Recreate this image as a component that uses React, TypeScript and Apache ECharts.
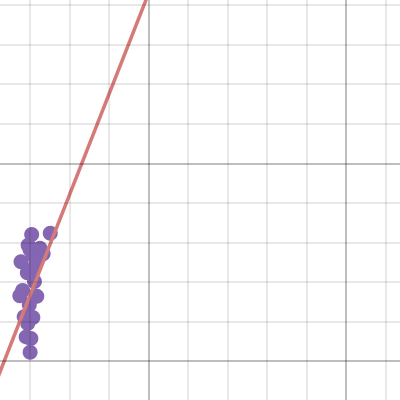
import React, { useEffect, useRef } from "react";
import * as echarts from "echarts";

// Scatter points (data units, 1 unit = one minor grid square)
const pointsX = [-2.96, -2.49, -3.0, -2.75, -2.67, -3.23, -2.92, -2.79, -3.05, -2.85, -3.07, -2.96, -2.89, -3.19, -3.26, -2.83, -3.02, -3.15, -2.93, -3.06, -3.1, -2.98, -3.0];
const pointsY = [3.2, 3.23, 2.81, 2.85, 2.71, 2.51, 2.68, 2.6, 2.93, 2.5, 2.23, 2.3, 2.01, 1.78, 1.65, 1.64, 1.42, 1.12, 1.1, 0.95, 0.61, 0.57, 0.22];

// Regression line endpoints
const fitX = [-4, 0.5];
const fitY = [-0.88, 10.57];

// Visible window
const xRange = [-3.762, 6.365];
const yRange = [-0.986, 9.128];

// Grid line positions
const minorX = [-3, -2, -1, 1, 2, 3, 4, 6];
const majorX = [0, 5];
const minorY = [1, 2, 3, 4, 6, 7, 8, 9];
const majorY = [0, 5];

export default function App() {
  const ref = useRef<HTMLDivElement>(null);
  useEffect(() => {
    if (!ref.current) return;
    const chart = echarts.init(ref.current, null, { renderer: "svg" });
    const hidden = {
      axisLine: { show: false },
      axisTick: { show: false },
      axisLabel: { show: false },
      splitLine: { show: false },
    };
    const pts = pointsX.map((x, i) => [x, pointsY[i]]);
    const fit = fitX.map((x, i) => [x, fitY[i]]);
    const gridSeries = (xs: number[], ys: number[], color: string, width: number) => ({
      type: "line",
      data: [],
      silent: true,
      z: 1,
      markLine: {
        silent: true,
        symbol: "none",
        label: { show: false },
        emphasis: { disabled: true },
        lineStyle: { color, width, type: "solid" },
        data: [...xs.map((v) => ({ xAxis: v })), ...ys.map((v) => ({ yAxis: v }))],
      },
    });
    chart.setOption({
      animation: false,
      backgroundColor: "#ffffff",
      grid: { left: 0, top: 0, right: 0, bottom: 0, containLabel: false },
      xAxis: { type: "value", min: xRange[0], max: xRange[1], ...hidden },
      yAxis: { type: "value", min: yRange[0], max: yRange[1], ...hidden },
      series: [
        gridSeries(minorX, minorY, "rgba(0,0,0,0.12)", 1.5),
        gridSeries(majorX, majorY, "rgba(0,0,0,0.34)", 1.5),
        {
          type: "scatter",
          data: pts,
          symbolSize: 15,
          itemStyle: { color: "#8466b3", opacity: 1 },
          z: 2,
        },
        {
          type: "line",
          data: fit,
          showSymbol: false,
          symbol: "none",
          lineStyle: { color: "#d47a78", width: 3.5 },
          z: 3,
        },
      ],
    });
    return () => chart.dispose();
  }, []);
  return (
    <div
      ref={ref}
      style={{ position: "fixed", left: 0, top: 0, width: 400, height: 400, background: "#fff" }}
    />
  );
}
● ● ● ●
> **SET PROBLEM**
Take the material above from its first line through the line holding "const yRange = [-0.986, 9.128];" and set it down exactly, without the pictures.

> **SOLUTION FOR THIS TASK**
Recreate this image as a component that uses React, TypeScript and Apache ECharts.
import React, { useEffect, useRef } from "react";
import * as echarts from "echarts";

// Scatter points (data units, 1 unit = one minor grid square)
const pointsX = [-2.96, -2.49, -3.0, -2.75, -2.67, -3.23, -2.92, -2.79, -3.05, -2.85, -3.07, -2.96, -2.89, -3.19, -3.26, -2.83, -3.02, -3.15, -2.93, -3.06, -3.1, -2.98, -3.0];
const pointsY = [3.2, 3.23, 2.81, 2.85, 2.71, 2.51, 2.68, 2.6, 2.93, 2.5, 2.23, 2.3, 2.01, 1.78, 1.65, 1.64, 1.42, 1.12, 1.1, 0.95, 0.61, 0.57, 0.22];

// Regression line endpoints
const fitX = [-4, 0.5];
const fitY = [-0.88, 10.57];

// Visible window
const xRange = [-3.762, 6.365];
const yRange = [-0.986, 9.128];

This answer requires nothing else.